THE YARDBIRDS Five Live Yardbirds (Get Back)
More good work from the good folks behind Get Back, this reissue documents the Yardbirds live experience at The Marquee circa 1964, with as few additives, flavouring and preservatives as is technically possible. (In fact the modern listener might wish for a few of the above to smooth over the abrupt fade-ins and lurching edits). As Giorgio Gomelsky's sleevenotes note, "Something of the excitement and freshness of the Yardbird sound had been captured on tape", and "Five Live Yardbirds" can turn your lounge into a pretty fair approximation of a sweaty mid-60s London R&B club, with all the beer-swilling crudity and distortion that implies. (All this from a band that pose on the cover in matching suits and ties!)
The music here is almost too well known to discuss, but basically it consists of Chuck Berry, Isley Brothers, John Lee Hooker standards, among others, given a kicking as only British blues boom bands knew how. If you don't crave for more than one album of the stuff, "Five Live Yardbirds" is probably the one to get.
YARDBIRDS Roger The Engineer (Music On Vinyl)
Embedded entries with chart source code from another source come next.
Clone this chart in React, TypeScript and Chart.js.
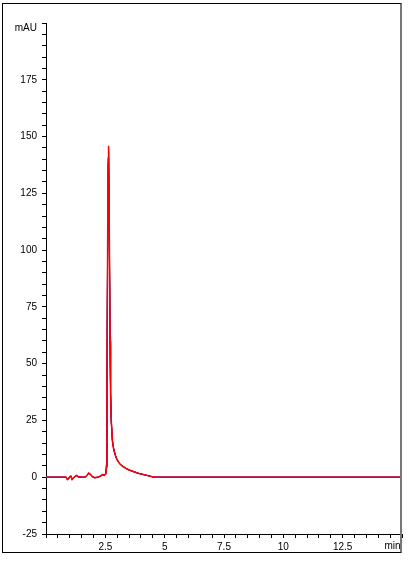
import React, { useEffect, useRef } from "react";
import { Chart, registerables } from "chart.js";

Chart.register(...registerables);

// Retention time (min)
const TIMES = [0, 0.85, 0.9, 0.95, 1.0, 1.05, 1.1, 1.15, 1.25, 1.3, 1.35, 1.5, 1.65, 1.72, 1.8, 1.88, 1.95, 2.05, 2.2, 2.3, 2.4, 2.45, 2.52, 2.55, 2.57, 2.6, 2.62, 2.635, 2.66, 2.7, 2.72, 2.75, 2.8, 2.85, 2.9, 2.95, 3.0, 3.1, 3.2, 3.35, 3.5, 3.7, 3.9, 4.1, 4.3, 4.45, 4.6, 15];

// Detector signal (mAU) for overlaid runs
const RED = [0, 0, -1, -0.6, 0.2, 0.5, -1, -0.3, 0.6, 0.8, 0.2, 0, 0, 0.8, 1.8, 1.2, 0.3, -0.2, 0, 0.6, 1.2, 0.8, 1.5, 5, 40, 110, 140, 146, 120, 60, 38, 25, 16, 12.5, 10.5, 8.8, 7.6, 6, 5, 4, 3.2, 2.4, 1.7, 1.2, 0.7, 0.3, 0, 0];
const BLACK = [0, 0, -0.8, -0.8, 0.4, 0.3, -0.8, -0.5, 0.7, 0.6, 0.1, 0, 0, 0.9, 1.7, 1.3, 0.2, -0.1, 0.1, 0.5, 1.0, 0.9, 1.8, 6, 44, 112, 138, 145, 118, 58, 37, 24, 15.5, 12.8, 10.8, 8.6, 7.5, 5.9, 5.1, 4.1, 3.1, 2.5, 1.8, 1.1, 0.7, 0.3, 0, 0];
const GREEN = [0, 0, -0.9, -0.7, 0.3, 0.4, -0.9, -0.4, 0.5, 0.7, 0.2, 0, 0, 0.7, 1.6, 1.1, 0.3, -0.2, 0, 0.5, 1.1, 0.8, 1.6, 4, 36, 106, 136, 143, 121, 62, 39, 25.5, 16.5, 12.2, 10.2, 9.0, 7.8, 6.1, 4.9, 3.9, 3.3, 2.3, 1.6, 1.2, 0.6, 0.2, 0, 0];
const BLUE = [0, 0, -1.1, -0.5, 0.2, 0.5, -1.1, -0.2, 0.6, 0.8, 0.2, 0, 0, 0.8, 1.9, 1.2, 0.4, -0.3, 0, 0.7, 1.3, 0.9, 1.4, 4.5, 42, 114, 139, 144, 119, 59, 38, 24.5, 15.8, 12.6, 10.6, 8.7, 7.6, 6.0, 5.0, 4.0, 3.2, 2.4, 1.7, 1.2, 0.7, 0.3, 0, 0];
const PURPLE = [0, 0, -1, -0.7, 0.3, 0.4, -1, -0.3, 0.5, 0.7, 0.2, 0, 0, 0.8, 1.7, 1.2, 0.3, -0.2, 0, 0.6, 1.1, 0.8, 1.5, 5, 41, 111, 141, 145.5, 119, 61, 38, 25, 16, 12.5, 10.4, 8.8, 7.7, 6, 5, 4, 3.2, 2.4, 1.7, 1.2, 0.7, 0.3, 0, 0];

// Axes
const X_MIN = 0;
const X_MAX = 15;
const X_STEP = 0.5;
const X_LABEL_EVERY = 2.5;
const X_UNIT = "min";
const Y_MIN = -25;
const Y_MAX = 200;
const Y_STEP = 5;
const Y_LABEL_EVERY = 25;
const Y_UNIT = "mAU";

const FONT = 'Arial, "Liberation Sans", sans-serif';

const toPoints = (ys: number[]) => TIMES.map((t, i) => ({ x: t, y: ys[i] }));

const unitLabels = {
  id: "unitLabels",
  afterDraw(chart: any) {
    const ctx = chart.ctx;
    const xs = chart.scales.x;
    const ys = chart.scales.y;
    ctx.save();
    ctx.fillStyle = "#000";
    ctx.font = `10px ${FONT}`;
    ctx.textAlign = "right";
    ctx.textBaseline = "middle";
    ctx.fillText(Y_UNIT, ys.right - 9, ys.getPixelForValue(Y_MAX) + 5);
    ctx.fillText(X_UNIT, xs.getPixelForValue(X_MAX) - 1.5, xs.top + 12.5);
    ctx.restore();
  },
};

export default function App() {
  const ref = useRef<HTMLCanvasElement | null>(null);

  useEffect(() => {
    if (!ref.current) return;
    const mk = (label: string, data: number[], color: string, order: number, w: number) => ({
      label,
      data: toPoints(data),
      borderColor: color,
      backgroundColor: color,
      borderWidth: w,
      pointRadius: 0,
      tension: 0,
      fill: false,
      order,
    });
    const chart = new Chart(ref.current, {
      type: "line",
      data: {
        datasets: [
          mk("Run 5", RED, "#ff0000", 0, 1.5),
          mk("Run 4", PURPLE, "#c000c0", 1, 1),
          mk("Run 3", BLUE, "#0000ff", 2, 1),
          mk("Run 2", GREEN, "#008000", 3, 1),
          mk("Run 1", BLACK, "#000000", 4, 1),
        ],
      },
      options: {
        animation: false,
        responsive: false,
        devicePixelRatio: 1,
        layout: { padding: { left: 0, top: 23, right: 10, bottom: 0 } },
        plugins: { legend: { display: false }, tooltip: { enabled: false } },
        scales: {
          x: {
            type: "linear",
            min: X_MIN,
            max: X_MAX,
            afterFit: (a: any) => { a.height = 33; },
            border: { display: true, color: "#000", width: 1 },
            grid: { drawOnChartArea: false, drawTicks: true, tickLength: 4, color: "#000" },
            ticks: {
              stepSize: X_STEP,
              autoSkip: false,
              maxRotation: 0,
              padding: 3,
              color: "#000",
              font: { family: FONT, size: 10 },
              callback: (v: any) => {
                const n = Number(v);
                const r = n / X_LABEL_EVERY;
                if (n > X_MIN && n < X_MAX && Math.abs(r - Math.round(r)) < 1e-6) return String(n);
                return "";
              },
            },
          },
          y: {
            type: "linear",
            min: Y_MIN,
            max: Y_MAX,
            afterFit: (a: any) => { a.width = 46; },
            border: { display: true, color: "#000", width: 1 },
            grid: { drawOnChartArea: false, drawTicks: true, tickLength: 4, color: "#000" },
            ticks: {
              stepSize: Y_STEP,
              autoSkip: false,
              padding: 5,
              color: "#000",
              font: { family: FONT, size: 10 },
              callback: (v: any) => {
                const n = Number(v);
                if (n !== Y_MAX && n % Y_LABEL_EVERY === 0) return String(n);
                return "";
              },
            },
          },
        },
      },
      plugins: [unitLabels],
    });
    return () => chart.destroy();
  }, []);

  return (
    <div style={{ position: "fixed", left: 0, top: 0, width: 412, height: 567, background: "#fff" }}>
      <canvas ref={ref} width={412} height={567} style={{ position: "absolute", left: 0, top: 0, width: 412, height: 567 }} />
      <div
        style={{
          position: "absolute",
          left: 2,
          top: 3,
          width: 397,
          height: 548,
          borderLeft: "1px solid #000",
          borderTop: "1px solid #000",
          borderBottom: "1px solid #000",
          borderRight: "2px solid #777",
          pointerEvents: "none",
        }}
      />
    </div>
  );
}
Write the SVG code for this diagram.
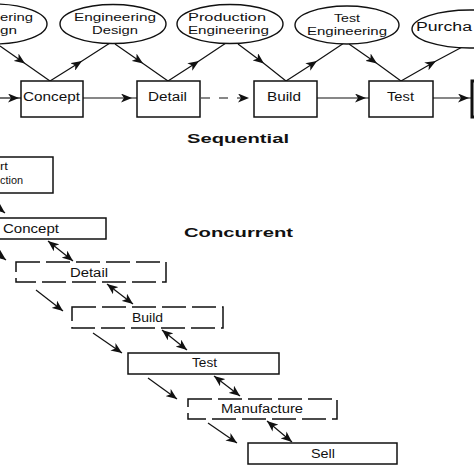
<svg xmlns="http://www.w3.org/2000/svg" width="474" height="474" viewBox="0 0 474 474">
<style>
.bg{fill:#fff}
.ell{fill:#fff;stroke:#111;stroke-width:1.4}
.box{fill:#fff;stroke:#111;stroke-width:1.5}
.dash{stroke-dasharray:24,6}
.t{font-family:"Liberation Sans",Arial,sans-serif;font-size:12px;fill:#111}
.s{font-size:11px}
.h{font-family:"Liberation Sans",Arial,sans-serif;font-size:13px;font-weight:bold;fill:#111}
.ln{fill:none;stroke:#111;stroke-width:1.2}
.mid{marker-mid:url(#ah)}
.end{marker-end:url(#ah)}
.both{marker-start:url(#ahs);marker-end:url(#ah)}
.dl{stroke-dasharray:9,9}
</style>
<defs>
<marker id="ah" markerUnits="userSpaceOnUse" markerWidth="12" markerHeight="9" refX="11" refY="4.5" orient="auto">
<path d="M0,0 L11,4.5 L0,9 L3,4.5 z" fill="#111"/>
</marker>
<marker id="ahs" markerUnits="userSpaceOnUse" markerWidth="12" markerHeight="9" refX="11" refY="4.5" orient="auto-start-reverse">
<path d="M0,0 L11,4.5 L0,9 L3,4.5 z" fill="#111"/>
</marker>
</defs>
<rect class="bg" x="0" y="0" width="474" height="474"/>

<g id="connectors">
<path class="ln mid" d="M0,46 L25,63.5 L50,81"/>
<path class="ln mid" d="M50,81 L82,61 L110,43"/>
<path class="ln mid" d="M115,44 L143,63.5 L168,81"/>
<path class="ln mid" d="M168,81 L199,61 L226,43"/>
<path class="ln mid" d="M238,44 L264,63.5 L286,81"/>
<path class="ln mid" d="M286,81 L317,61 L344,43"/>
<path class="ln mid" d="M349,44 L377,63.5 L401,81"/>
<path class="ln mid" d="M401,81 L436,61 L466,45"/>
<path class="ln mid" d="M0,98 L19,98 L21,98"/>
<path class="ln mid" d="M83,98 L132,98 L137,98"/>
<path class="ln mid dl" d="M201,98 L249,98 L254,98"/>
<path class="ln mid" d="M317,98 L366,98 L369,98"/>
<path class="ln mid" d="M433,98 L469,98 L471,98"/>

<path class="ln end" d="M-15,197 L5,213"/>
<path class="ln end" d="M-15,244 L6,260"/>
<path class="ln end" d="M36,290 L63,311"/>
<path class="ln end" d="M93,333 L122,353"/>
<path class="ln end" d="M148,378 L177,399"/>
<path class="ln end" d="M208,423 L237,443"/>

<path class="ln both" d="M48,241 L73,261"/>
<path class="ln both" d="M107,284 L133,304"/>
<path class="ln both" d="M162,330 L187,350"/>
<path class="ln both" d="M214,376 L240,396"/>
<path class="ln both" d="M267,421 L292,442"/>
</g>

<g id="node-ell1"><ellipse class="ell" cx="-6" cy="24" rx="53" ry="20"/>
<text class="t s" x="0" y="21" textLength="33" lengthAdjust="spacingAndGlyphs">ering</text>
<text class="t s" x="0" y="34" textLength="17" lengthAdjust="spacingAndGlyphs">gn</text></g>
<g id="node-engdesign"><ellipse class="ell" cx="113" cy="24" rx="53" ry="19.5"/>
<text class="t s" x="74" y="21" textLength="82" lengthAdjust="spacingAndGlyphs">Engineering</text>
<text class="t s" x="92" y="34" textLength="46" lengthAdjust="spacingAndGlyphs">Design</text></g>
<g id="node-prodeng"><ellipse class="ell" cx="230" cy="24" rx="53" ry="19.5"/>
<text class="t s" x="188" y="21" textLength="78" lengthAdjust="spacingAndGlyphs">Production</text>
<text class="t s" x="188" y="34" textLength="81" lengthAdjust="spacingAndGlyphs">Engineering</text></g>
<g id="node-testeng"><ellipse class="ell" cx="347" cy="25" rx="52" ry="19"/>
<text class="t s" x="334" y="22" textLength="26" lengthAdjust="spacingAndGlyphs">Test</text>
<text class="t s" x="307" y="35" textLength="80" lengthAdjust="spacingAndGlyphs">Engineering</text></g>
<g id="node-purch"><ellipse class="ell" cx="470" cy="29" rx="58" ry="19"/>
<text class="t" x="416" y="31" textLength="56" lengthAdjust="spacingAndGlyphs">Purcha</text></g>

<g id="node-s-concept"><rect class="box" x="21" y="81" width="62" height="36"/>
<text class="t" x="23" y="101" textLength="57" lengthAdjust="spacingAndGlyphs">Concept</text></g>
<g id="node-s-detail"><rect class="box" x="137" y="81" width="63" height="36"/>
<text class="t" x="148" y="101" textLength="39" lengthAdjust="spacingAndGlyphs">Detail</text></g>
<g id="node-s-build"><rect class="box" x="254" y="81" width="63" height="36"/>
<text class="t" x="267" y="101" textLength="34" lengthAdjust="spacingAndGlyphs">Build</text></g>
<g id="node-s-test"><rect class="box" x="369" y="81" width="64" height="36"/>
<text class="t" x="387" y="101" textLength="27" lengthAdjust="spacingAndGlyphs">Test</text></g>
<g id="node-s-next"><rect class="box" x="472" y="81" width="20" height="36" style="stroke-width:3"/></g>

<text class="h" x="187" y="143" textLength="102" lengthAdjust="spacingAndGlyphs">Sequential</text>
<text class="h" x="184" y="237" textLength="109" lengthAdjust="spacingAndGlyphs">Concurrent</text>

<g id="node-c-def"><rect class="box" x="-100" y="157" width="153" height="36"/>
<text class="t s" x="0" y="170" textLength="8" lengthAdjust="spacingAndGlyphs">rt</text>
<text class="t s" x="0" y="184" textLength="23" lengthAdjust="spacingAndGlyphs">ction</text></g>
<g id="node-c-concept"><rect class="box" x="-44" y="218" width="150" height="21"/>
<text class="t" x="3" y="233" textLength="56" lengthAdjust="spacingAndGlyphs">Concept</text></g>
<g id="node-c-detail"><rect class="box dash" x="16" y="262" width="150" height="20"/>
<text class="t" x="70" y="277" textLength="38" lengthAdjust="spacingAndGlyphs">Detail</text></g>
<g id="node-c-build"><rect class="box dash" x="72" y="307" width="151" height="21"/>
<text class="t" x="132" y="322" textLength="31" lengthAdjust="spacingAndGlyphs">Build</text></g>
<g id="node-c-test"><rect class="box" x="128" y="353" width="151" height="21"/>
<text class="t" x="192" y="367" textLength="25" lengthAdjust="spacingAndGlyphs">Test</text></g>
<g id="node-c-manufacture"><rect class="box dash" x="188" y="399" width="149" height="20"/>
<text class="t" x="221" y="413" textLength="82" lengthAdjust="spacingAndGlyphs">Manufacture</text></g>
<g id="node-c-sell"><rect class="box" x="248" y="443" width="149" height="21"/>
<text class="t" x="311" y="458" textLength="24" lengthAdjust="spacingAndGlyphs">Sell</text></g>
</svg>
Like much of the Yardbirds’ long-playing catalogue, mystery and confusion surrounds this 1966 album, which appears to be their debut studio LP proper. It’s been released in a bewildering variety of configurations, sporting different titles (being also known as “Yardbirds” and “Over Under Sideways Down” is some territories), mixes, cover art and tracklistings. In what arguably stakes as good a claim as any as to being the canonical version for future generations, Music On Vinyl present it in the mono style as recently repopularised by The Beatles and Bob Dylan, with the UK cover art and both sides of the “Happenings Ten Years Time Ago” single bookending its original twelve tracks.
Having cleared that up, the music itself is also beyond easy summary. It finds the band see-sawing between (and arguably inventing) a psychedelic pop future (think early singles by The Move, The Pink Floyd and Traffic) and their R&B rave up past. The discord between new opening track “Happenings Ten Years Time Ago” and original one “Lost Woman” emphasises the dichotomy, with the former spiked with disembodied vox pop dialogue of the kind later scattered across “The Dark Side Of The Moon” and the latter having both boots planted firmly in their blues boom roots. Jeff Beck sings on “The Nazz Are Blue”, an instrumental version of which I’ve owned for decades under the title “Jeff’s Blues”, which is followed by the cheery anti-establishment pop of “I Can’t Make Your Way”. “Hot House Of Omagararshid” is a faux-tribal drumming and wobble-board extravaganza, “Turn Into Earth” returns to the Gregorian chants plundered on “Still I’m Sad” and “Psycho Daisies” pastiches Chuck Berry two years before The Beatles had the same idea with “Back In The U.S.S.R.”
“Roger The Engineer” doesn’t strike me as a major league album – there’s no Beatles or Stones (or even Kinks or Byrds) level brilliance here – but it’s an interesting and entertaining curio from this perpetual revolving door of a band. Music On Vinyl have done a pretty good job in reacquainting it with the black stuff, although this is an album that’s unlikely to score demo disc status no matter what’s done to it.